Math4302 Modern Algebra (Lecture 33)

The maximal ideal of $\mathbb{Z}$. $p\mathbb{Z}$ is maximal ideal if and only if $p$ is prime.

---

In $\mathbb Z[x]$

$$M=\{a_nx^n+a_{n-1}x^{n-1}+\cdots+a_1x+a_0\mid a_i\in \mathbb Z,a_0\text{ is even}\}$$

$M$ is a maximal ideal.

• $M$ is clearly an ideal
• If $M\subsetneq I$ with $I$ an ideal, then there is some $g(x)=b^nx^n+b_{n-1}x^{n-1}+\cdots+b_1x+b_0\in I$, where $b_0$ is odd $f(x)=b^nx^n+b_{n-1}x^{n-1}+\cdots+b_1x+(b_0+1)\in M\subset I$, so $f(x)-g(x)\in I$ and $1\in I$, so $I=\mathbb Z[x]$.

All ideal in $\mathbb Z$ are principal.

$n\mathbb Z=(n)$

---

$M=\{a_nx^n+a_{n-1}x^{n-1}+\cdots+a_1x+a_0\mid a_i\in \mathbb Z,a_0\text{ is even}\}$ is not principal.

We proceed by contradiction, suppose $M=(h(x))$, and $2\in M$ therefore $2=h(x)g(x)$ for $g(x)\in R$, therefore $h(x)$ must be constant event number.

But that would mean every coefficient of polynomial in $M$ is even. But consider $x+2$ should in $M$ but it is impossible to generate it with coefficient that are even.

---

Consider $\mathbb R[x,y]$ (The polynomials generated by 2 variables), $I=\{f(x,y):f(0,0)=0\}$

We need at least two polynomial containing $x$ and $y$ to generate $I$.

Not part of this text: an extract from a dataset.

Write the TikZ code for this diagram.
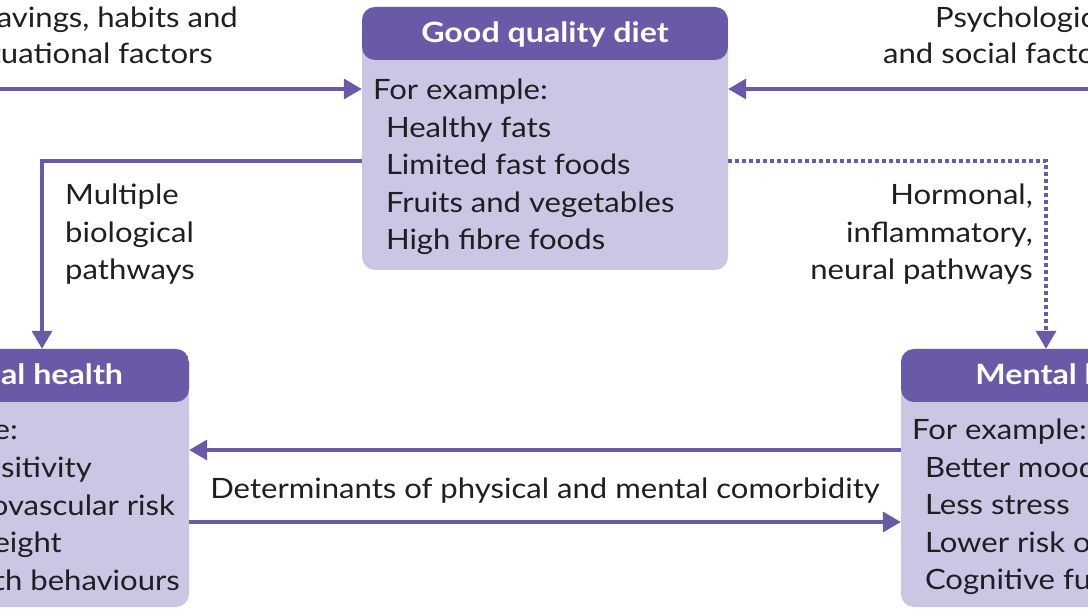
\documentclass[tikz,border=0pt]{standalone}
\usepackage{fontspec}
\setmainfont{Lato}[FakeStretch=1.11, BoldFeatures={FakeStretch=1.15}]
\usetikzlibrary{arrows.meta,calc}
\definecolor{diethead}{RGB}{106,89,166}
\definecolor{dietbody}{RGB}{204,198,228}
\definecolor{txt}{RGB}{30,30,35}

\begin{document}
\begin{tikzpicture}
  [
    x=1pt, y=-1pt,
    every node/.style={inner sep=0pt, text=txt, font=\fontsize{28}{36}\selectfont},
    box/.style 2 args={fill=dietbody, rounded corners=13pt, minimum width=#1, minimum height=#2,
      path picture={\fill[diethead] (path picture bounding box.north west) rectangle ([yshift=-53pt]path picture bounding box.north east);}},
    title/.style={anchor=base, text=white, font=\fontsize{28}{36}\selectfont\bfseries},
    lbl/.style={anchor=base west},
    rlbl/.style={anchor=base east},
    link/.style={draw=diethead, line width=3.5pt, -{Triangle[length=18pt,width=20pt]}},
    dots/.style={link, dash pattern=on 4pt off 3pt}
  ]
  \useasboundingbox (0,0) rectangle (1088,612);
  \clip (0,0) rectangle (1088,612);

  % boxes
  \node [box={366pt}{263pt}] (diet) at (545,138.5) {};
  \node [box={354pt}{258pt}] (phys) at (12,478) {};
  \node [box={354pt}{258pt}] (ment) at (1078,478) {};

  \node [title] (dietT) at ([yshift=-36pt]diet.north) {Good quality diet};
  \node [title] (physT) at ([xshift=4pt,yshift=-36pt]phys.north) {Physical health};
  \node [title] (mentT) at ([xshift=-3pt,yshift=-36pt]ment.north) {Mental health};

  \node [lbl] (dietE) at ([xshift=11pt,yshift=-93pt]diet.north west) {For example:};
  \foreach \txt [count=\i] in {Healthy fats, Limited fast foods, Fruits and vegetables, High fibre foods}{
    \node [lbl] (diet\i) at ([xshift=24pt,yshift=-93pt-37.5pt*\i]diet.north west) {\txt};
  }
  \node [rlbl] (physE) at (18,440) {For example:};
  \foreach \txt/\xe [count=\i] in {Insulin sensitivity/92, Lower cardiovascular risk/175, Healthy weight/62, Better health behaviours/180}{
    \node [rlbl] (phys\i) at (\xe,440+37.5*\i) {\txt};
  }
  \node [lbl] (mentE) at ([xshift=11pt,yshift=-91pt]ment.north west) {For example:};
  \foreach \txt [count=\i] in {Better mood, Less stress, Lower risk of depression, Cognitive function}{
    \node [lbl] (ment\i) at ([xshift=24pt,yshift=-91pt-37.5pt*\i]ment.north west) {\txt};
  }

  % outside factors
  \node [rlbl] (crav1) at (238,28) {Cravings, habits and};
  \node [rlbl] (crav2) at (213,63.5) {situational factors};
  \node [lbl] (psy2) at (883,63.5) {and social factors};
  \node [lbl] (psy1) at (935,28) {Psychological};
  \coordinate (inL) at (-30,89);
  \coordinate (inR) at (1120,89);
  \draw [link] (inL) -- (inL -| diet.west);
  \draw [link] (inR) -- (inR -| diet.east);

  % pathways
  \draw [link] ([yshift=-22.5pt]diet.west) -| ([xshift=30pt]phys.north);
  \draw [dots] ([yshift=-22.5pt]diet.east) -| ([xshift=-32pt]ment.north);
  \foreach \txt [count=\i] in {Multiple, biological, pathways}{
    \node [lbl] (bio\i) at (65,167.5+37.5*\i) {\txt};
  }
  \foreach \txt [count=\i] in {{Hormonal,}, {inflammatory,}, neural pathways}{
    \node [rlbl] (hor\i) at (1033,167.5+37.5*\i) {\txt};
  }

  % comorbidity
  \draw [link] ([yshift=28pt]ment.west) -- ([yshift=28pt]phys.east);
  \draw [link] ([yshift=-44pt]phys.east) -- ([yshift=-44pt]ment.west);
  \node [anchor=base] (det) at (545,498) {Determinants of physical and mental comorbidity};

\end{tikzpicture}
\end{document}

If $I=\{0\}$, then we are done.

Suppose $I\subset F[x]$ is an ideal and principal $=(0)$

Suppose $I\neq \{0\}$. Let $0\neq f(x)\in I$ be the polynomial with smallest degree.

We claim $I=(f(x))$.

If $g(x)\in I$ then we can divide $g$ by $f$

$$g(x)=f(x)q(x)+r(x)$$

Where $r(x)$ is the remainder $r(x)=0$ or $\deg r(x)<\deg f(x)$, which is impossible since $r=g-gf\in I$. This contradicts that $f$ is the smallest degree.

Therefore $g(x)=f(x)q(x)\in (f(x))$.

So $I=(f(x))$.

$(x^2+1)$ is maximal ideal in $\mathbb R[x]$. By the theorem $\mathbb R[x]/(x^2+1)$ is a field $\mathbb C$.

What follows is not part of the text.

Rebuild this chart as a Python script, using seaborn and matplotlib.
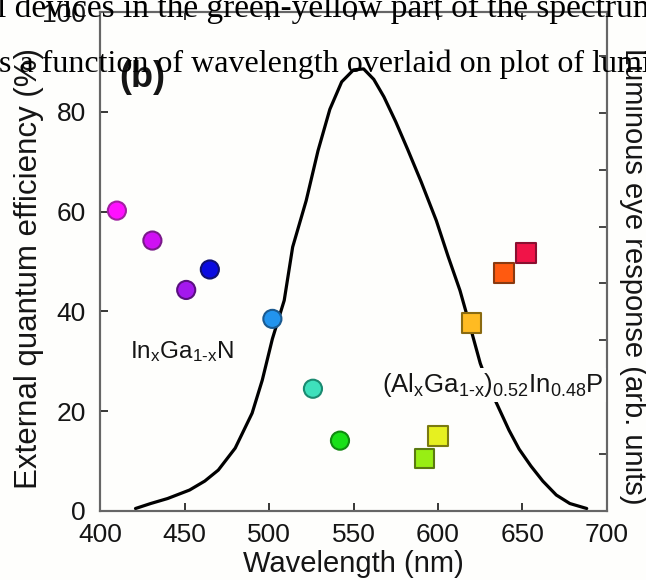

$(f(x))$ in $\mathbb C[x]$ is maximal ideal if and only if $\deg f(x)=1$

$\impliedby$ We know that $R/I$ is a commutative ring with unity $1+I$.

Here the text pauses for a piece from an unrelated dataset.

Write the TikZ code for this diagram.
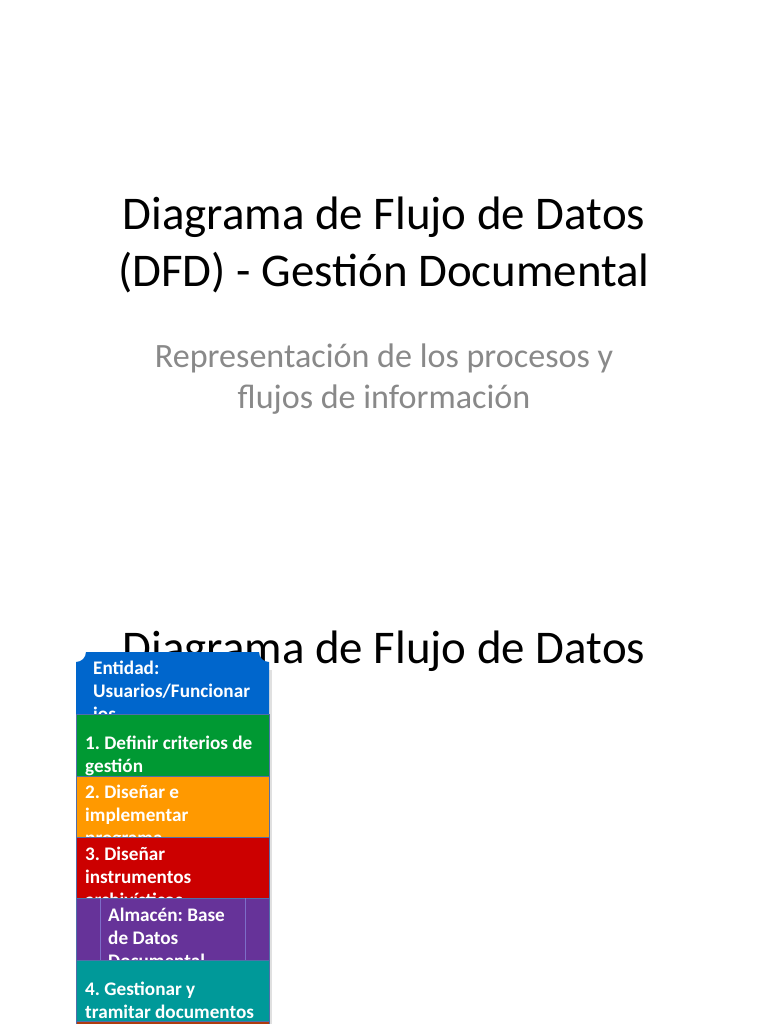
\documentclass[tikz,border=0pt]{standalone}
\usepackage{fontspec}
\setmainfont{Carlito}
\frenchspacing
\definecolor{cblue}{RGB}{0,102,204}
\definecolor{cgreen}{RGB}{0,153,51}
\definecolor{corange}{RGB}{255,153,0}
\definecolor{cred}{RGB}{204,0,0}
\definecolor{cpurple}{RGB}{102,51,153}
\definecolor{cteal}{RGB}{0,153,153}
\definecolor{cbrown}{RGB}{176,60,14}
\definecolor{cedge}{RGB}{80,110,170}
\definecolor{csub}{RGB}{137,137,137}
\definecolor{cline}{RGB}{125,110,200}
\tikzset{
  boxshape/.style={draw=cedge, line width=0.8pt},
  shadowbox/.style={fill=black!12},
  boxtext/.style={anchor=north west, inner sep=0pt, align=left, text=white,
    font=\bfseries\fontsize{19.2}{23.4}\selectfont},
  titletext/.style={inner sep=0pt, align=center, text=black,
    font=\fontsize{46.9}{57.2}\selectfont},
  subtext/.style={inner sep=0pt, align=center, text=csub,
    font=\fontsize{34.1}{41.6}\selectfont}
}
\begin{document}
\begin{tikzpicture}[x=1pt,y=-1pt]
\useasboundingbox (0,0) rectangle (768,1024);
\fill[white] (0,0) rectangle (768,1024);
% slide 1
\node[titletext, anchor=north] (title) at (384,189) {\strut Diagrama de Flujo de Datos\\(DFD) - Gestión Documental};
\node[subtext, anchor=north] (sub) at (384,337.9) {\strut Representación de los procesos y\\flujos de información};
% slide 2
\node[titletext, anchor=base] (title2) at (384,663) {Diagrama de Flujo de Datos};
% entity (plaque shape)
\fill[shadowbox] (80,670) rectangle (271.5,733);
\fill[cblue] (76,662) .. controls (81.5,662) and (86,657.5) .. (86,652) -- (259,652) .. controls (259,657.5) and (263.5,662) .. (269,662) -- (269,730) -- (76,730) -- cycle;
\node[boxtext] (t0) at (93,657.6) {\strut Entidad:\\Usuarios/Funcionar\\ios};
% process 1
\fill[shadowbox] (80,717) rectangle (271.5,795);
\path[boxshape, fill=cgreen] (76,714) rectangle (269,792);
\node[boxtext] (t1) at (85,732.6) {\strut 1. Definir criterios de\\gestión};
% process 2
\fill[shadowbox] (80,779) rectangle (271.5,857);
\path[boxshape, fill=corange] (76,776) rectangle (269,854);
\node[boxtext] (t2) at (85,781.6) {\strut 2. Diseñar e\\implementar\\programa};
% process 3
\fill[shadowbox] (80,840) rectangle (271.5,918);
\path[boxshape, fill=cred] (76,837) rectangle (269,915);
\node[boxtext] (t3) at (85,843.6) {\strut 3. Diseñar\\instrumentos\\archivísticos};
% data store
\fill[shadowbox] (80,901) rectangle (271.5,979);
\path[boxshape, fill=cpurple] (76,898) rectangle (269,976);
\draw[cline, line width=0.8pt] (100,898) -- (100,976);
\draw[cline, line width=0.8pt] (245,898) -- (245,976);
\node[boxtext] (t4) at (108,904.6) {\strut Almacén: Base\\de Datos\\Documental};
% process 4
\fill[shadowbox] (80,963) rectangle (271.5,1041);
\path[boxshape, fill=cteal] (76,960) rectangle (269,1038);
\node[boxtext] (t5) at (85,978.6) {\strut 4. Gestionar y\\tramitar documentos};
% next box (cut off)
\path[boxshape, fill=cbrown] (76,1021) rectangle (269,1099);
\end{tikzpicture}
\end{document}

So it is enough to show every non-zero element $r+I$ (i.e. $r\notin I$) has a multiplicative inverse $s+I$.

So $(s+I)(r+I)=1+I$. So $sr+I=1+I$. equivalently $sr-1\in I$.

$I\subseteq J\coloneqq\{i+ar|i\in I,a\in R\}\subset R$

We claim that $J$ is an ideal

• $(i+ar)+(i'a'r)=(i+i')+(a+a')r\in J$,
• and $b(i+ar)=bi+(ba)r$, $bi\in I$ for $b\in R$.

Therefore since $I$ is maximal, $J=R$ so $I\in J$.

so $1=i+ar$ for some $i\in I$ and $a\in R$.

$ar-1=-i\in I$, let $s=a$, $s+I$ is the multiplicative inverse of $r+I$.